Once primarily in the domain of psychology and sociology, the study of norms has expanded in economics over the past decade. Economists have studied norms to explain why some communities can solve common problems while others cannot, why people are willing to punish others for not cooperating in public goods provision, why firms adopt particular price setting practices or do not cut wages during periods of high unemployment, and why countries will adopt different redistribution policies.
Norms are an important topic of study in economics because they offer a possible explanation for behavior that otherwise appears inconsistent with self-interest. They also provide a mechanism whereby agents can coordinate their behaviors and expectations in interactions where multiple equilibria exist.
Krupka’s research centered around making advances in the study of social influences on choice by using a mixture of exploratory research and formal hypothesis testing of existing and new theories. Results yielded insights into economic theory of choice in the presence of social norms by distinguishing preferences for norm compliance from social preferences.

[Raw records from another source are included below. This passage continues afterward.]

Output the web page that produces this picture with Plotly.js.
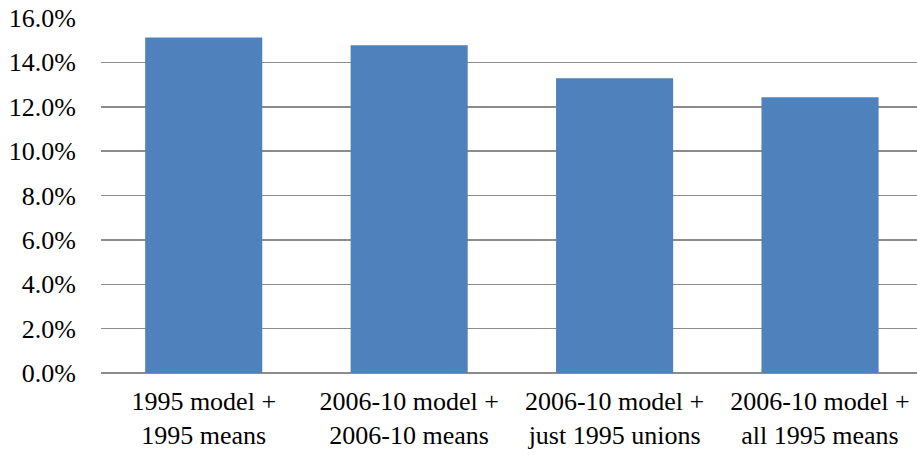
<!DOCTYPE html>
<html>
<head>
<meta charset="utf-8">
<script src="https://cdn.plot.ly/plotly-3.0.1.min.js"></script>
<style>html,body{margin:0;padding:0;background:#fff;}#chart{width:917px;height:455px;}</style>
</head>
<body>
<div id="chart"></div>
<script>
const categories = [
  "1995 model +<br>1995 means",
  "2006-10 model +<br>2006-10 means",
  "2006-10 model +<br>just 1995 unions",
  "2006-10 model +<br>all 1995 means"
];
const values = [0.1512, 0.1477, 0.1329, 0.1243];
const yTickVals = [0, 0.02, 0.04, 0.06, 0.08, 0.10, 0.12, 0.14, 0.16];
const yTickText = ["0.0%", "2.0%", "4.0%", "6.0%", "8.0%", "10.0%", "12.0%", "14.0%", "16.0%"];

const fontFamily = "Liberation Serif";

Plotly.newPlot("chart", [{
  type: "bar",
  x: [0, 1, 2, 3],
  y: values,
  marker: {color: "#4f81bd", line: {width: 0}},
  hoverinfo: "none"
}], {
  width: 917,
  height: 455,
  margin: {l: 101, r: 0, t: 18, b: 82},
  paper_bgcolor: "#ffffff",
  plot_bgcolor: "#ffffff",
  bargap: 0.43,
  showlegend: false,
  font: {family: fontFamily, size: 26, color: "#000000"},
  xaxis: {
    range: [-0.5, 3.472],
    tickvals: [0, 1, 2, 3],
    ticktext: categories,
    showgrid: false,
    showline: false,
    zeroline: false,
    ticks: "",
    ticklabelstandoff: 10,
    tickfont: {family: fontFamily, size: 26, color: "#000000"},
    fixedrange: true
  },
  yaxis: {
    range: [0, 0.16],
    tickvals: yTickVals,
    ticktext: yTickText,
    showgrid: true,
    gridcolor: "#8c8c8c",
    gridwidth: 1.5,
    zeroline: true,
    zerolinecolor: "#8c8c8c",
    zerolinewidth: 2,
    showline: false,
    ticks: "",
    ticklabelstandoff: 24,
    tickfont: {family: fontFamily, size: 26, color: "#000000"},
    fixedrange: true
  }
}, {displayModeBar: false, staticPlot: true});
</script>
</body>
</html>
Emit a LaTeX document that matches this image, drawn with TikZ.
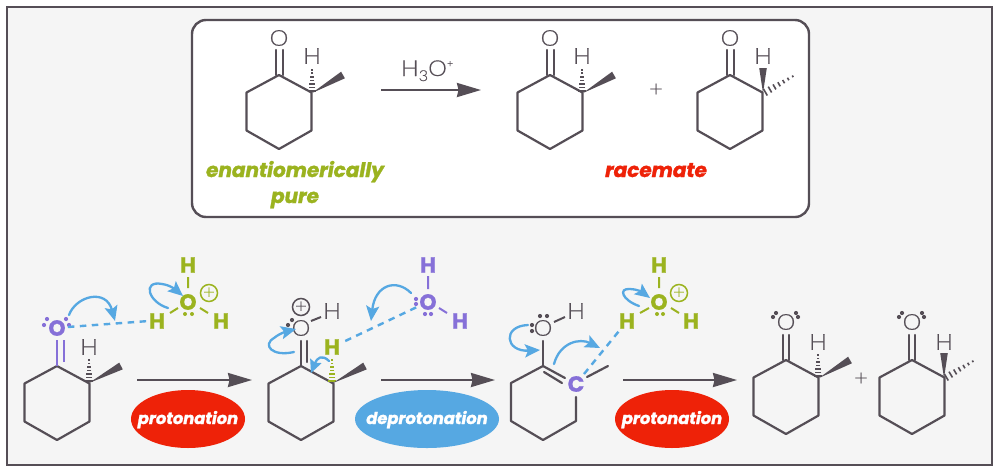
\documentclass[tikz,border=0pt]{standalone}
\usepackage{fontspec}
\setmainfont{Lato}[UprightFont=* Light,UprightFeatures={FakeStretch=1.08,FakeBold=0.25}]
\newfontfamily\pop{Poppins}[BoldItalicFeatures={FakeBold=1.6},BoldFeatures={FakeBold=0.6}]
\usetikzlibrary{arrows.meta,shapes.geometric}
\definecolor{ink}{HTML}{554E56}
\definecolor{pane}{HTML}{F5F5F5}
\definecolor{leaf}{HTML}{9BB31F}
\definecolor{viol}{HTML}{8670D8}
\definecolor{sky}{HTML}{56A8E2}
\definecolor{alarm}{HTML}{EE2208}
\newcommand{\hexring}[2]{\draw[bondline] (#1,#2) -- ++(32.5,17.5) -- ++(0,38) -- ++(-32.5,18.5) -- ++(-32.5,-18.5) -- ++(0,-38) -- cycle;}
\newcommand{\hashb}[5]{% from wide end (#1,#2) to narrow end (#3,#4)
  \foreach \k in {0,...,6}{
    \pgfmathsetmacro{\tt}{(\k+0.3)/6.8}
    \pgfmathsetmacro{\dx}{#3-#1}\pgfmathsetmacro{\dy}{#4-#2}
    \pgfmathsetmacro{\ll}{veclen(\dx,\dy)}
    \pgfmathsetmacro{\hw}{3.3*(1-\tt)+0.7}
    \pgfmathsetmacro{\px}{-\dy/\ll*\hw}\pgfmathsetmacro{\py}{\dx/\ll*\hw}
    \pgfmathsetmacro{\cx}{#1+\tt*\dx}\pgfmathsetmacro{\cy}{#2+\tt*\dy}
    \draw[#5,line width=1.6pt] (\cx+\px,\cy+\py) -- (\cx-\px,\cy-\py);
  }}
\newcommand{\wedgeb}[5]{% from point (#1,#2) to broad end (#3,#4)
  \pgfmathsetmacro{\dx}{#3-#1}\pgfmathsetmacro{\dy}{#4-#2}
  \pgfmathsetmacro{\ll}{veclen(\dx,\dy)}
  \pgfmathsetmacro{\px}{-\dy/\ll*3.8}\pgfmathsetmacro{\py}{\dx/\ll*3.8}
  \fill[#5] (#1,#2) -- (#3+\px,#4+\py) -- (#3-\px,#4-\py) -- cycle;}
\tikzset{
  x=1pt,y=-1pt,
  bondline/.style={draw=ink,line width=2.2pt,line join=round,line cap=round},
  thinatom/.style={text=ink,inner sep=0pt,font=\fontsize{22}{22}\selectfont},
  boldatom/.style={inner sep=0pt,font=\pop\fontsize{22}{22}\selectfont\bfseries},
  boldoxy/.style={inner sep=0pt,font=\pop\fontsize{22}{22}\selectfont\bfseries},
  caption/.style={inner sep=0pt,anchor=base,font=\pop\fontsize{20}{24}\selectfont\bfseries\itshape},
  tag/.style={inner sep=0pt,anchor=base,text=white,font=\pop\fontsize{16.3}{18}\selectfont\bfseries\itshape},
  badge/.style={draw,circle,line width=1.5pt,minimum size=17pt,inner sep=0pt,font=\fontsize{19}{19}\selectfont},
  flow/.style={draw=ink,line width=2.2pt,-{Stealth[length=24pt,width=14pt,inset=1.5pt]}},
  curly/.style={draw=sky,line width=2.3pt,line cap=round,-{Stealth[length=15pt,width=13pt,inset=3pt,fill=sky]}},
  dashline/.style={draw=sky,line width=2.4pt,dash pattern=on 6.5pt off 5.5pt},
  greenbond/.style={draw=leaf,line width=2pt},
  violbond/.style={draw=viol,line width=2pt},
  inkbond/.style={draw=ink,line width=2pt},
  plainplus/.style={text=ink,inner sep=0pt,font=\fontsize{22}{22}\selectfont},
}
\begin{document}
\begin{tikzpicture}
\useasboundingbox (0,0) rectangle (1000,472);
\fill[white] (0,0) rectangle (1000,472);
\draw[ink,line width=2.4pt,fill=pane] (7,7) rectangle (992,465);
\draw[ink,line width=2.4pt,fill=white,rounded corners=14pt] (192,20) rectangle (809,217);

%% top molecules
\hexring{279}{75}
\draw[bondline] (276,75) -- (276,50) (283,75) -- (283,50);
\node[thinatom] (oa) at (279,38) {O};
\node[thinatom] (ha) at (312,56) {H};
\hashb{312}{92}{312}{68}{ink}
\wedgeb{312}{93}{343}{75}{ink}

\coordinate (ra1) at (381,90); \coordinate (ra2) at (481,90);
\draw[flow] (ra1) -- (ra2);
\node[thinatom,anchor=base] (hplus) at (427,76) {H\raisebox{-5pt}{\fontsize{15}{15}\selectfont 3}O\raisebox{9pt}{\fontsize{10}{10}\selectfont +}};

\hexring{550}{75}
\draw[bondline] (547,75) -- (547,50) (554,75) -- (554,50);
\node[thinatom] (ob) at (550,38) {O};
\node[thinatom] (hb) at (582,56) {H};
\hashb{582}{92}{582}{68}{ink}
\wedgeb{583}{93}{614}{75}{ink}

\node[plainplus] (plusa) at (656,90) {+};

\hexring{730}{75}
\draw[bondline] (727,75) -- (727,50) (734,75) -- (734,50);
\node[thinatom] (oc) at (730,38) {O};
\node[thinatom] (hc) at (763,56) {H};
\wedgeb{763}{93}{763}{68}{ink}
\hashb{764}{93}{795}{75}{ink}

\node[caption,text=leaf] (enan) at (295,177) {enantiomerically};
\node[caption,text=leaf] (pure) at (295,203) {pure};
\node[caption,text=alarm] (race) at (656,177) {racemate};

%% step 1
\hexring{57}{366}
\draw[draw=viol,line width=2.2pt] (57,366) -- (57,340) (64,362) -- (64,340);
\node[boldoxy,text=viol] (o1) at (57,328) {O};
\foreach \p/\q in {44/325,47/319,66/319,69/325}{\fill[viol] (\p,\q) circle (2.1pt);}
\node[thinatom] (h1) at (89,347) {H};
\hashb{89}{382}{89}{358}{ink}
\wedgeb{89}{383}{121}{366}{ink}

\node[boldoxy,text=leaf] (g1o) at (188,302) {O};
\node[boldatom,text=leaf] (g1t) at (188,265) {H};
\node[boldatom,text=leaf] (g1l) at (157,321) {H};
\node[boldatom,text=leaf] (g1r) at (221,321) {H};
\node[badge,draw=leaf,text=leaf] (g1p) at (209,293) {+};
\draw[greenbond] (188,277) -- (188,288) (170,313) -- (178,308) (200,308) -- (208,313);
\foreach \p in {185,192}{\fill[leaf] (\p,314) circle (2pt);}

\draw[dashline] (o1.east) ++(2,-1) -- (g1l.west);
\draw[curly] (69,315) .. controls (76,296) and (106,288) .. (115,321);
\draw[curly] (168,308) .. controls (148,302) and (142,280) .. (162,284) .. controls (170,285) and (176,290) .. (183,296);

\coordinate (s1a) at (137,380); \coordinate (s1b) at (252,380);
\draw[flow] (s1a) -- (s1b);
\node[fill=alarm,ellipse,minimum width=114pt,minimum height=58pt,inner sep=0pt] (e1) at (188,419) {};
\node[tag] (t1) at (188,424) {protonation};

%% step 2
\hexring{301}{366}
\draw[bondline] (301,366) -- (301,341) (307,362) -- (307,341);
\node[thinatom] (o2) at (301,328) {O};
\node[badge,draw=ink,text=ink] (p2) at (301,307) {+};
\node[thinatom] (h2) at (332,311) {H};
\draw[inkbond] (311,321) -- (321,317);
\foreach \p/\q in {288/325,292/320}{\fill[ink] (\p,\q) circle (2.1pt);}
\node[boldatom,text=leaf] (h2g) at (332,347) {H};
\hashb{332}{382}{332}{358}{leaf}
\wedgeb{333}{383}{365}{366}{ink}

\node[boldoxy,text=viol] (w1o) at (428,302) {O};
\node[boldatom,text=viol] (w1t) at (428,265) {H};
\node[boldatom,text=viol] (w1r) at (460,321) {H};
\draw[violbond] (428,276) -- (428,289) (439,308) -- (447,313);
\foreach \p/\q in {416/299,416/304,425/314,431/314}{\fill[viol] (\p,\q) circle (2.1pt);}

\draw[dashline] (h2g.east) ++(5,-6) -- (417,307);
\draw[curly] (411,293) .. controls (396,278) and (375,285) .. (371,321);
\draw[curly] (294,352) .. controls (272,357) and (262,345) .. (274,338) .. controls (280,333) and (288,331) .. (296,329);
\draw[curly,-{Stealth[length=13pt,width=12pt,inset=2pt,fill=sky]}] (329,361) .. controls (322,354) and (317,358) .. (311,373);

\coordinate (s2a) at (381,380); \coordinate (s2b) at (495,380);
\draw[flow] (s2a) -- (s2b);
\node[fill=sky,ellipse,minimum width=144pt,minimum height=58pt,inner sep=0pt] (e2) at (427,419) {};
\node[tag] (t2) at (427,424) {deprotonation};

%% step 3
\draw[bondline] (576,397) -- (576,421) -- (543,440) -- (511,421) -- (511,383) -- (543,366) -- (565,378);
\draw[bondline] (544,372) -- (562,383);
\draw[bondline] (587,377) -- (608,366);
\draw[bondline] (543,366) -- (543,341);
\node[boldoxy,text=viol] (c3) at (576,384) {C};
\node[thinatom] (o3) at (543,328) {O};
\node[thinatom] (h3) at (576,311) {H};
\draw[inkbond] (554,322) -- (565,317);
\foreach \p/\q in {540/316,547/316,532/325,532/331}{\fill[ink] (\p,\q) circle (2.1pt);}

\node[boldoxy,text=leaf] (g3o) at (659,302) {O};
\node[boldatom,text=leaf] (g3t) at (659,265) {H};
\node[boldatom,text=leaf] (g3l) at (627,321) {H};
\node[boldatom,text=leaf] (g3r) at (691,321) {H};
\node[badge,draw=leaf,text=leaf] (g3p) at (679,293) {+};
\draw[greenbond] (659,277) -- (659,288) (640,313) -- (649,308) (671,308) -- (679,313);
\foreach \p in {657,663}{\fill[leaf] (\p,314) circle (2pt);}

\draw[dashline] (584,374) -- (619,331);
\draw[curly] (528,325) .. controls (502,326) and (505,352) .. (540,350);
\draw[curly] (554,364) .. controls (560,342) and (580,338) .. (600,348);
\draw[curly] (639,306) .. controls (622,300) and (618,288) .. (630,289) .. controls (636,289) and (642,292) .. (650,298);

\coordinate (s3a) at (623,380); \coordinate (s3b) at (737,380);
\draw[flow] (s3a) -- (s3b);
\node[fill=alarm,ellipse,minimum width=114pt,minimum height=58pt,inner sep=0pt] (e3) at (672,419) {};
\node[tag] (t3) at (672,424) {protonation};

%% products
\hexring{786}{360}
\draw[bondline] (783,360) -- (783,335) (789,360) -- (789,335);
\node[thinatom] (o4) at (786,322) {O};
\foreach \p/\q in {773/317,776/313,796/313,798/317}{\fill[ink] (\p,\q) circle (2.1pt);}
\node[thinatom] (h4) at (818,342) {H};
\hashb{818}{377}{818}{353}{ink}
\wedgeb{819}{378}{850}{360}{ink}
\node[plainplus] (plusb) at (861,379) {+};

\hexring{912}{360}
\draw[bondline] (909,360) -- (909,335) (915,360) -- (915,335);
\node[thinatom] (o5) at (912,322) {O};
\foreach \p/\q in {899/317,902/313,922/313,924/317}{\fill[ink] (\p,\q) circle (2.1pt);}
\node[thinatom] (h5) at (944,342) {H};
\wedgeb{944}{378}{944}{353}{ink}
\hashb{945}{378}{975}{360}{ink}
\end{tikzpicture}
\end{document}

The work also sought to characterize a set of practical regularities related to the emergence and transmission of social norms in order to yield feedback to economic models of norms themselves. This research also led to the development of a new tool—a Norms Elicitation Protocol—that social scientists across disciplines, as well as practitioners, can use to identify norms in a range of applications.
The broader impacts of her research will stem from the application of the work, which is of wide-ranging value to those who seek to understand and shape consumer, civic or corporate behaviors.